'''

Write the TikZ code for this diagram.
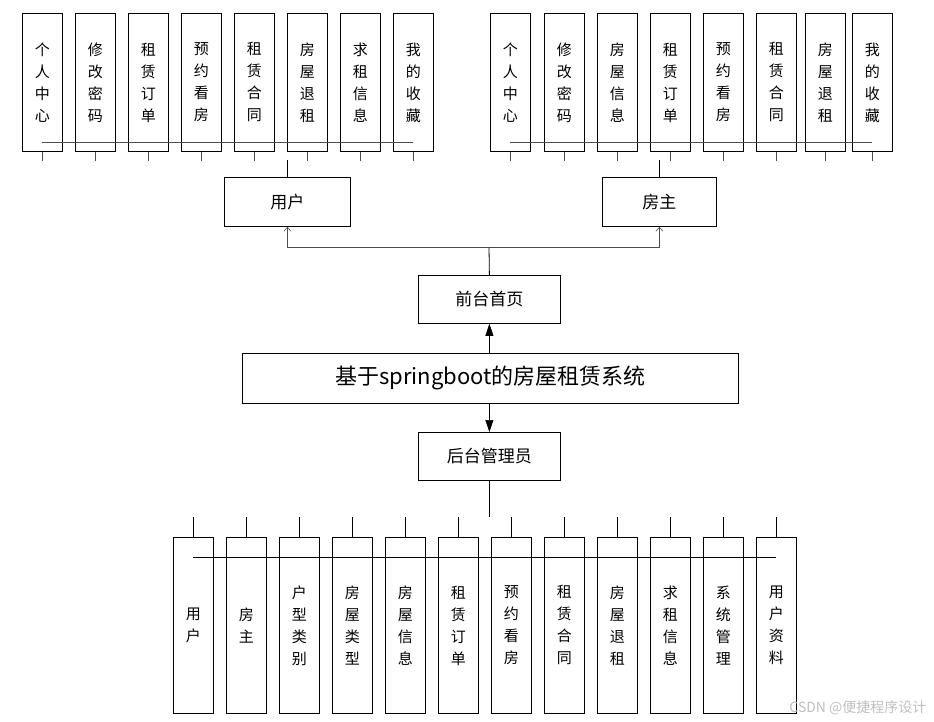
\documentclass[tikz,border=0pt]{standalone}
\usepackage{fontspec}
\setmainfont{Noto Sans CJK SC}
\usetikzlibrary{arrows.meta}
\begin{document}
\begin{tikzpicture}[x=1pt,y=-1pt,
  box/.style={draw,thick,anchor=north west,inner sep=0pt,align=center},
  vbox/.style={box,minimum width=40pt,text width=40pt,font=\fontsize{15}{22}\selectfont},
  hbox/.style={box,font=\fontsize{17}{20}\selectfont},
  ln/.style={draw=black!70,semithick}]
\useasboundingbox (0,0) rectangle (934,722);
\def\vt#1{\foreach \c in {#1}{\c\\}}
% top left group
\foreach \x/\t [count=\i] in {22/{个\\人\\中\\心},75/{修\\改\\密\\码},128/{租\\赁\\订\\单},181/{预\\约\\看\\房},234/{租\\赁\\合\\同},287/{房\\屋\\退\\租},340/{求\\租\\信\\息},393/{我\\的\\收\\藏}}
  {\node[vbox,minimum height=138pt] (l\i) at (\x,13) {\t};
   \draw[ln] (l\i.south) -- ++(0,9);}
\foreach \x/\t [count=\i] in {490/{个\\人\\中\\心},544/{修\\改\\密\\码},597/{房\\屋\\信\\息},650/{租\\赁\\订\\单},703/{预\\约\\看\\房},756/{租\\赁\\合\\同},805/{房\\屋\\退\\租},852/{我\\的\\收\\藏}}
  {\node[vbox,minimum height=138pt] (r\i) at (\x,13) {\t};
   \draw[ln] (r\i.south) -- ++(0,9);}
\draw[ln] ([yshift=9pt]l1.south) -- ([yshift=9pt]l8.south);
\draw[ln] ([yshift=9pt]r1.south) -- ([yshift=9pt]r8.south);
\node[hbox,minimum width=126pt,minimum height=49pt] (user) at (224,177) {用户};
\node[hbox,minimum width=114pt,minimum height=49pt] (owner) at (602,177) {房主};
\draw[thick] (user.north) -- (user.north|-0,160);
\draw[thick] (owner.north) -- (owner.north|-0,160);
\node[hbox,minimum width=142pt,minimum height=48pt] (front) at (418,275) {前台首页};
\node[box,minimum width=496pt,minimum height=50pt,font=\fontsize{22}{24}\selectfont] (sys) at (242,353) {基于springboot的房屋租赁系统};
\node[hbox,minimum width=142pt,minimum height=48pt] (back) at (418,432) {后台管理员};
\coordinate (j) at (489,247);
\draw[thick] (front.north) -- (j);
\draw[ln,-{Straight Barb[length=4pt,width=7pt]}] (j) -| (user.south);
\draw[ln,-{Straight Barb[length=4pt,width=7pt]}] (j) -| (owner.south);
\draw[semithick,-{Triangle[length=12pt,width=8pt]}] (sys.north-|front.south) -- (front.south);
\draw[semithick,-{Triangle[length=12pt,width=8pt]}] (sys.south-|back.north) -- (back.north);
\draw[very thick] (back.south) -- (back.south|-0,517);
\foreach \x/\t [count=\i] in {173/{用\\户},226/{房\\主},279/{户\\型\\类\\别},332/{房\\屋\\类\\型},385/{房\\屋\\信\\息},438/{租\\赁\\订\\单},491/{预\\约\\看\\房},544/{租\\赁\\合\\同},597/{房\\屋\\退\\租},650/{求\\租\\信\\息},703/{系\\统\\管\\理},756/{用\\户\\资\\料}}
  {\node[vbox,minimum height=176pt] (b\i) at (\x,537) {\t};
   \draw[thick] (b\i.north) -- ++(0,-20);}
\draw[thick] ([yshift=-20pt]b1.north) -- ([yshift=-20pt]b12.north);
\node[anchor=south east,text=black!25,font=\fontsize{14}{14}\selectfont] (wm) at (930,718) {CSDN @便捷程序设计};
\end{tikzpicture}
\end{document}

'''

**THE TASK:** Copy each line above precisely, dropping the pictures.

**ANSWER TO THIS EXERCISE:**
Write the TikZ code for this diagram.
\documentclass[tikz,border=0pt]{standalone}
\usepackage{fontspec}
\setmainfont{Noto Sans CJK SC}
\usetikzlibrary{arrows.meta}
\begin{document}
\begin{tikzpicture}[x=1pt,y=-1pt,
  box/.style={draw,thick,anchor=north west,inner sep=0pt,align=center},
  vbox/.style={box,minimum width=40pt,text width=40pt,font=\fontsize{15}{22}\selectfont},
  hbox/.style={box,font=\fontsize{17}{20}\selectfont},
  ln/.style={draw=black!70,semithick}]
\useasboundingbox (0,0) rectangle (934,722);
\def\vt#1{\foreach \c in {#1}{\c\\}}
% top left group
\foreach \x/\t [count=\i] in {22/{个\\人\\中\\心},75/{修\\改\\密\\码},128/{租\\赁\\订\\单},181/{预\\约\\看\\房},234/{租\\赁\\合\\同},287/{房\\屋\\退\\租},340/{求\\租\\信\\息},393/{我\\的\\收\\藏}}
  {\node[vbox,minimum height=138pt] (l\i) at (\x,13) {\t};
   \draw[ln] (l\i.south) -- ++(0,9);}
\foreach \x/\t [count=\i] in {490/{个\\人\\中\\心},544/{修\\改\\密\\码},597/{房\\屋\\信\\息},650/{租\\赁\\订\\单},703/{预\\约\\看\\房},756/{租\\赁\\合\\同},805/{房\\屋\\退\\租},852/{我\\的\\收\\藏}}
  {\node[vbox,minimum height=138pt] (r\i) at (\x,13) {\t};
   \draw[ln] (r\i.south) -- ++(0,9);}
\draw[ln] ([yshift=9pt]l1.south) -- ([yshift=9pt]l8.south);
\draw[ln] ([yshift=9pt]r1.south) -- ([yshift=9pt]r8.south);
\node[hbox,minimum width=126pt,minimum height=49pt] (user) at (224,177) {用户};
\node[hbox,minimum width=114pt,minimum height=49pt] (owner) at (602,177) {房主};
\draw[thick] (user.north) -- (user.north|-0,160);
\draw[thick] (owner.north) -- (owner.north|-0,160);
\node[hbox,minimum width=142pt,minimum height=48pt] (front) at (418,275) {前台首页};
\node[box,minimum width=496pt,minimum height=50pt,font=\fontsize{22}{24}\selectfont] (sys) at (242,353) {基于springboot的房屋租赁系统};
\node[hbox,minimum width=142pt,minimum height=48pt] (back) at (418,432) {后台管理员};
\coordinate (j) at (489,247);
\draw[thick] (front.north) -- (j);
\draw[ln,-{Straight Barb[length=4pt,width=7pt]}] (j) -| (user.south);
\draw[ln,-{Straight Barb[length=4pt,width=7pt]}] (j) -| (owner.south);
\draw[semithick,-{Triangle[length=12pt,width=8pt]}] (sys.north-|front.south) -- (front.south);
\draw[semithick,-{Triangle[length=12pt,width=8pt]}] (sys.south-|back.north) -- (back.north);
\draw[very thick] (back.south) -- (back.south|-0,517);
\foreach \x/\t [count=\i] in {173/{用\\户},226/{房\\主},279/{户\\型\\类\\别},332/{房\\屋\\类\\型},385/{房\\屋\\信\\息},438/{租\\赁\\订\\单},491/{预\\约\\看\\房},544/{租\\赁\\合\\同},597/{房\\屋\\退\\租},650/{求\\租\\信\\息},703/{系\\统\\管\\理},756/{用\\户\\资\\料}}
  {\node[vbox,minimum height=176pt] (b\i) at (\x,537) {\t};
   \draw[thick] (b\i.north) -- ++(0,-20);}
\draw[thick] ([yshift=-20pt]b1.north) -- ([yshift=-20pt]b12.north);
\node[anchor=south east,text=black!25,font=\fontsize{14}{14}\selectfont] (wm) at (930,718) {CSDN @便捷程序设计};
\end{tikzpicture}
\end{document}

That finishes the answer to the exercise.